The Build-Max-Heap function that follows, converts an array A which stores a complete binary tree with n nodes to a max-heap by repeatedly using Max-Heapify (down-heapify for a max-heap) in a bottom-up manner. The array elements indexed by floor(n/2) + 1, floor(n/2) + 2, ..., n are all leaves for the tree (assuming that indices start at 1)—thus each is a one-element heap, and does not need to be down-heapified. Build-Max-Heap runs Max-Heapify on each of the remaining tree nodes.

Build-Max-Heap (A): >> for each index i from floor(length(A)/2) down to 1 do: Max-Heapify(A, i)

I also know that to represent a binary tree as an array, you place the root at index 0. Then, left child at indexOfParent*2 + 1 and right child at indexOfParent*2 + 2 is performed for all subsequent nodes

Now, supposing I have a very unbalanced binary tree represented as follows:

 3
 1 8
 45 7
 6
 52
 94

Representing this binary tree as an array with elements (x,n), x is value of a node, n being index of that value within the array, I get arr = [(3,0),(1,1), (8,2), (45,3) (7,6), (6,14),(52,30),(94,62)]

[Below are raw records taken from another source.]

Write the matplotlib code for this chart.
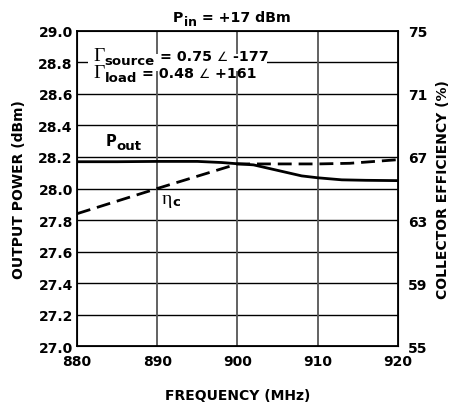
import matplotlib
matplotlib.use("Agg")
import matplotlib.pyplot as plt

# 数据
freq_pout = [880, 885, 890, 895, 898, 900, 902, 905, 908, 910, 913, 916, 920]
pout = [28.17, 28.17, 28.172, 28.172, 28.165, 28.157, 28.15, 28.115, 28.08, 28.068, 28.055, 28.052, 28.05]
freq_eff = [880, 890, 900, 905, 910, 914, 920]
eff = [63.4, 65.0, 66.56, 66.56, 66.56, 66.6, 66.83]
x_ticks = [880, 890, 900, 910, 920]
y_ticks = [27.0, 27.2, 27.4, 27.6, 27.8, 28.0, 28.2, 28.4, 28.6, 28.8, 29.0]
y2_ticks = [55, 59, 63, 67, 71, 75]

plt.rcParams['font.family'] = ['DejaVu Sans']
plt.rcParams['font.weight'] = 'bold'

fig = plt.figure(figsize=(4.49, 4.06), dpi=100)
ax = fig.add_axes([0.1715, 0.1453, 0.7149, 0.7759])
renderer = fig.canvas.get_renderer()

ax.set_xlim(880, 920)
ax.set_ylim(27.0, 29.0)
ax.set_xticks(x_ticks)
ax.set_yticks(y_ticks)
ax.set_xticklabels([str(v) for v in x_ticks])
ax.set_yticklabels(["%.1f" % v for v in y_ticks])
ax.tick_params(length=0, labelsize=10, pad=3)
ax.tick_params(axis="x", pad=6)
for y in y_ticks[1:-1]:
    ax.axhline(y, color="black", lw=1.0, zorder=1)
for x in x_ticks[1:-1]:
    ax.axvline(x, color="#555555", lw=1.3, zorder=1)
for s in ax.spines.values():
    s.set_linewidth(1.3)

ax.plot(freq_pout, pout, color="black", lw=2.0, zorder=3)

ax2 = ax.twinx()
ax2.set_ylim(55, 75)
ax2.set_yticks(y2_ticks)
ax2.set_yticklabels([str(v) for v in y2_ticks])
ax2.tick_params(length=0, labelsize=10, pad=7)
ax2.plot(freq_eff, eff, color="black", lw=2.0, dashes=(5, 2.5), zorder=3)

ax.set_xlabel("FREQUENCY (MHz)", fontsize=10, fontweight="bold", labelpad=14)
ax.set_ylabel("OUTPUT POWER (dBm)", fontsize=10, fontweight="bold", labelpad=9)
ax2.set_ylabel("COLLECTOR EFFICIENCY (%)", fontsize=10, fontweight="bold", labelpad=6)


def chain(xy, parts, coords="data", center=False):
    # parts: (文字, 字号, 字体, 粗细, 下沉像素)
    texts = []
    dx = 0.0
    for s, size, fam, wt, drop in parts:
        t = ax.annotate(s, xy=xy, xycoords=coords, xytext=(dx, -drop),
                        textcoords="offset pixels", fontsize=size, family=fam,
                        fontweight=wt, va="baseline", ha="left", zorder=5,
                        annotation_clip=False)
        dx += t.get_window_extent(renderer).width
        texts.append(t)
    if center:
        for t in texts:
            ox, oy = t.xyann
            t.xyann = (ox - dx / 2, oy)
    return dx


sans = "DejaVu Sans"
serif = "Liberation Serif"

# 标题
chain((0.482, 1.032), [("P", 10.2, sans, "bold", 0), ("in", 9, sans, "bold", 4),
                       (" = +17 dBm", 10.2, sans, "bold", 0)], coords="axes fraction", center=True)

# Γ 注释，白底盖住 28.8 网格线
ax.text(881.6, 28.80, " " * 36, fontsize=10, va="center",
        bbox=dict(facecolor="white", edgecolor="none", pad=1), zorder=4)
chain((882.0, 28.814), [("Γ", 14, serif, "normal", 0), ("source", 9.5, sans, "bold", 4),
                        (" = 0.75 ", 10.3, sans, "bold", 0), ("∠", 9, sans, "normal", 0),
                        (" -177", 10.3, sans, "bold", 0)])
chain((882.0, 28.706), [("Γ", 14, serif, "normal", 0), ("load", 9.5, sans, "bold", 4),
                        (" = 0.48 ", 10.3, sans, "bold", 0), ("∠", 9, sans, "normal", 0),
                        (" +161", 10.3, sans, "bold", 0)])

# 曲线标签
chain((883.6, 28.275), [("P", 10.5, sans, "bold", 0), ("out", 9.5, sans, "bold", 4)])
chain((890.6, 27.91), [("η", 14, serif, "normal", 0), ("c", 9.5, sans, "bold", 2)])

plt.savefig("out.png", dpi=100)
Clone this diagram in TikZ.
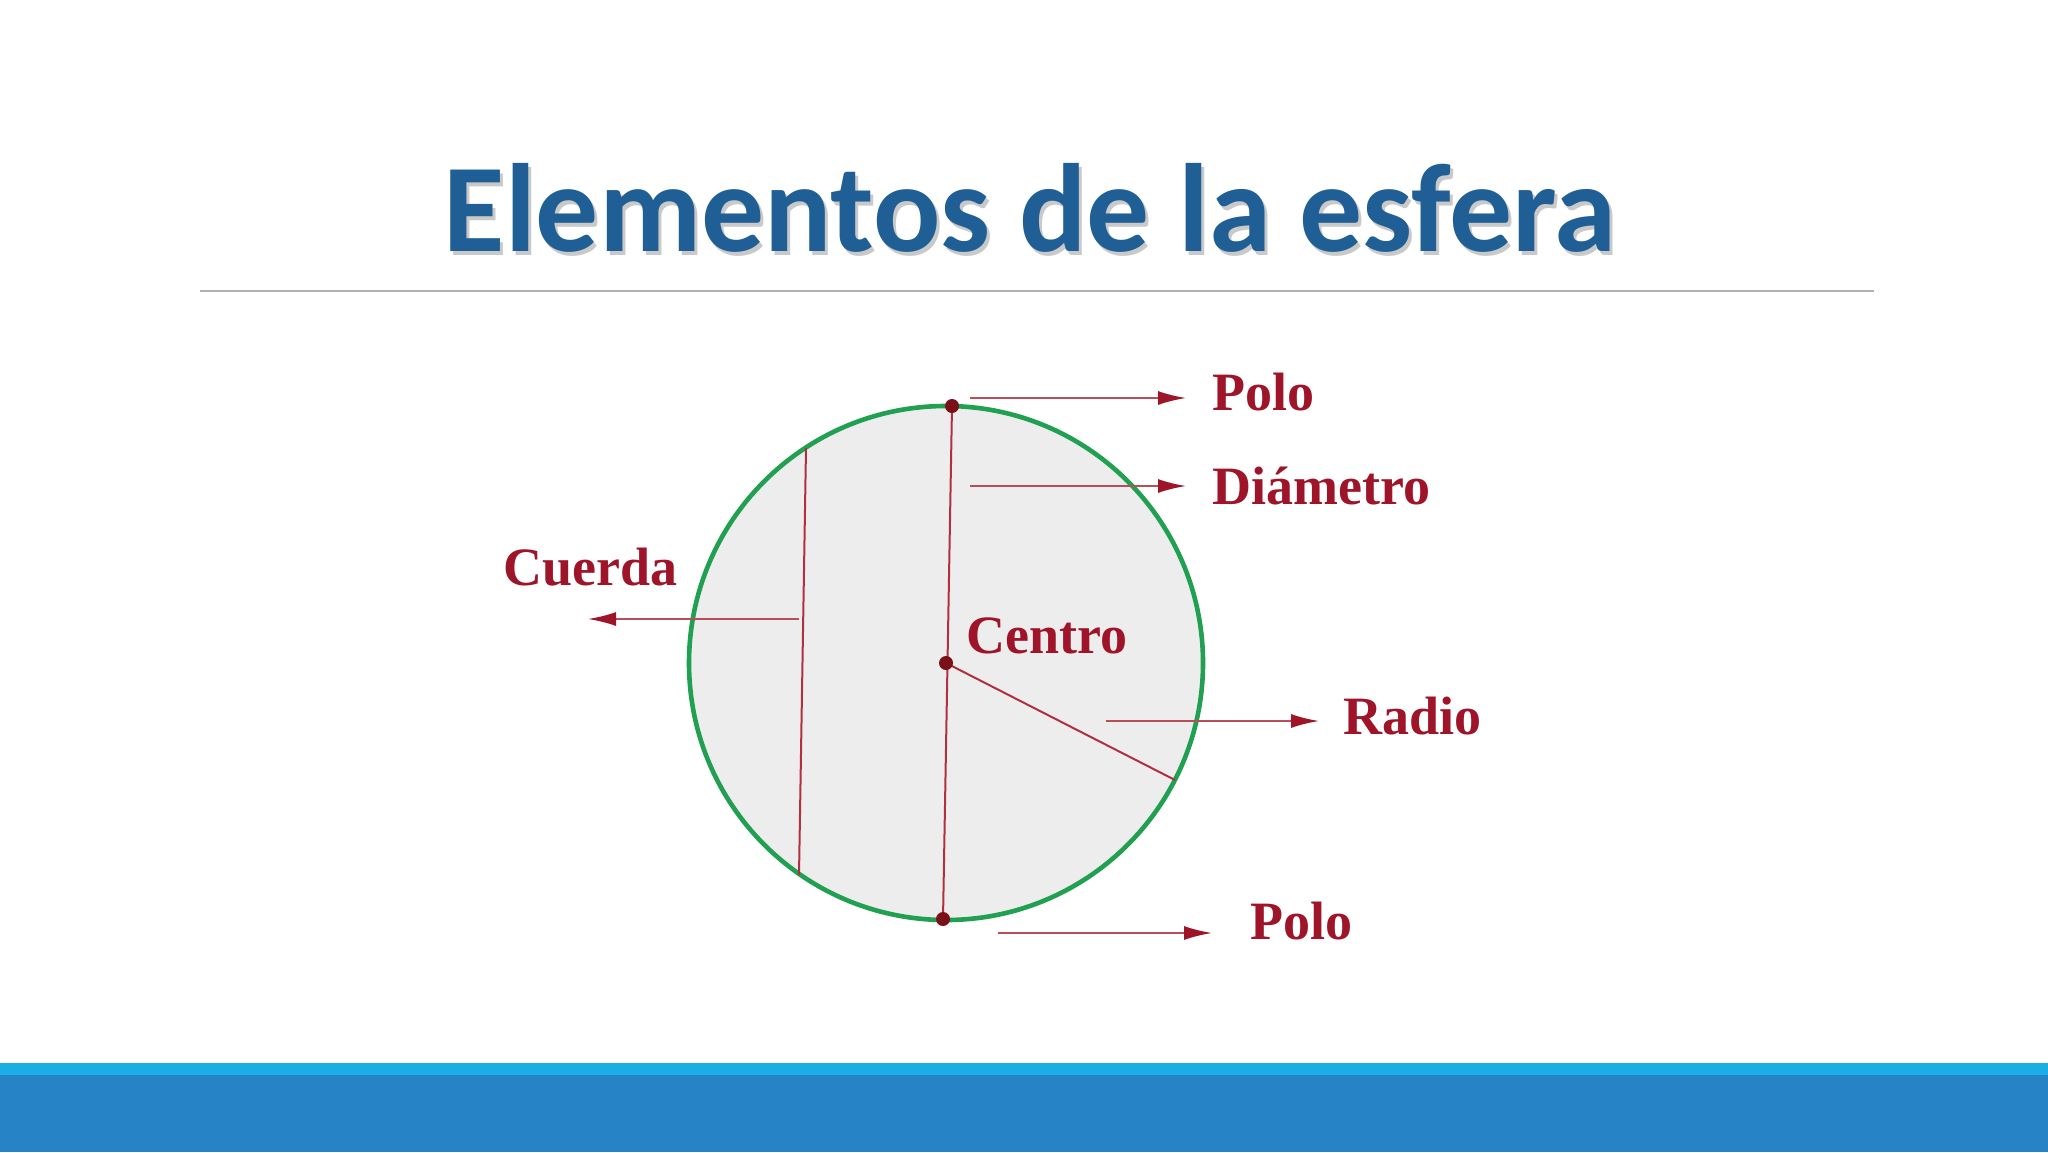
\documentclass[tikz,border=0pt]{standalone}
\usepackage{fontspec}
\setmainfont{Liberation Serif}
\newfontfamily\titlefont{Carlito}
\usetikzlibrary{arrows.meta}

\definecolor{titleblue}{HTML}{1F5F96}
\definecolor{rulegray}{HTML}{B0B0B0}
\definecolor{barlight}{HTML}{1AADE6}
\definecolor{bardark}{HTML}{2683C6}
\definecolor{ringgreen}{HTML}{20A050}
\definecolor{diskgray}{HTML}{EDEDED}
\definecolor{labelred}{HTML}{9E1428}
\definecolor{linered}{HTML}{B03040}
\definecolor{arrowred}{HTML}{B84E5A}
\definecolor{dotred}{HTML}{7A1018}

\begin{document}
\begin{tikzpicture}[x=0.5pt,y=-0.5pt,
    rotulo/.style={font=\fontsize{27}{32}\selectfont\bfseries, text=labelred, inner sep=0pt, anchor=base west},
    flecha/.style={draw=arrowred, line width=1pt, -{Latex[length=14pt,width=7pt,color=labelred]}},
    linea/.style={draw=linered, line width=1pt},
    punto/.style={circle, fill=dotred, inner sep=0pt, minimum size=7pt}]
  % slide background and bars
  \fill[white] (0,0) rectangle (2048,1152);
  \fill[barlight] (0,1063) rectangle (2048,1075);
  \fill[bardark] (0,1075) rectangle (2048,1152);
  \draw[rulegray, line width=0.7pt] (200,291) -- (1874,291);

  % title
  \node[font=\titlefont\fontsize{62.8}{70}\selectfont\bfseries, text=black!35, opacity=0.6, anchor=base] (sombra) at (1033,255) {Elementos de la esfera};
  \node[font=\titlefont\fontsize{62.8}{70}\selectfont\bfseries, text=titleblue, anchor=base] (titulo) at (1030,251) {Elementos de la esfera};

  % sphere
  \draw[ringgreen, line width=2.3pt, fill=diskgray] (946,663) circle[radius=128.5pt];
  \coordinate (pn) at (952,406);
  \coordinate (ps) at (943,919);
  \coordinate (c) at (946,663);
  \coordinate (cuerdaA) at (806,448);
  \coordinate (cuerdaB) at (799,875);
  \coordinate (radioB) at (1175,780);
  \draw[linea] (pn) -- (ps);
  \draw[linea] (cuerdaA) -- (cuerdaB);
  \draw[linea] (c) -- (radioB);
  \node[punto] (dotpn) at (pn) {};
  \node[punto] (dotps) at (ps) {};
  \node[punto] (dotc) at (c) {};

  % labels
  \node[rotulo] (polon) at (1212,410) {Polo};
  \node[rotulo] (diam) at (1212,504) {Diámetro};
  \node[rotulo] (cuerda) at (503,585) {Cuerda};
  \node[rotulo] (centro) at (966,653) {Centro};
  \node[rotulo] (radio) at (1343,734) {Radio};
  \node[rotulo] (polos) at (1250,939) {Polo};

  % arrows
  \coordinate (f1a) at (970,398);  \coordinate (f1b) at (1186,398);
  \coordinate (f2a) at (970,486);  \coordinate (f2b) at (1186,486);
  \coordinate (f3a) at (799,619);  \coordinate (f3b) at (588,619);
  \coordinate (f4a) at (1106,721); \coordinate (f4b) at (1319,721);
  \coordinate (f5a) at (998,933);  \coordinate (f5b) at (1212,933);
  \foreach \i in {1,...,5}
    \draw[flecha] (f\i a) -- (f\i b);
\end{tikzpicture}
\end{document}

Because of how unbalanced this tree, there are so many chunks in the array with no values. Regardless, we know this array has a length of 62. Back to the formula , n//2 implies 62//2 = 31. Therefore, according to the equation, all values in the array with index < 31 are non-leaf

Yet value 45 at index 3 is very clearly a leaf node. Back to the Wikipedia definition, The array elements indexed by floor(n/2) + 1, floor(n/2) + 2, ..., n are all leaves for the tree

Does this not contradict the value 45 being at index 3 then? I might then try to remove all the 'gaps' in the array but that would represent a completely different binary tree (a balanced one)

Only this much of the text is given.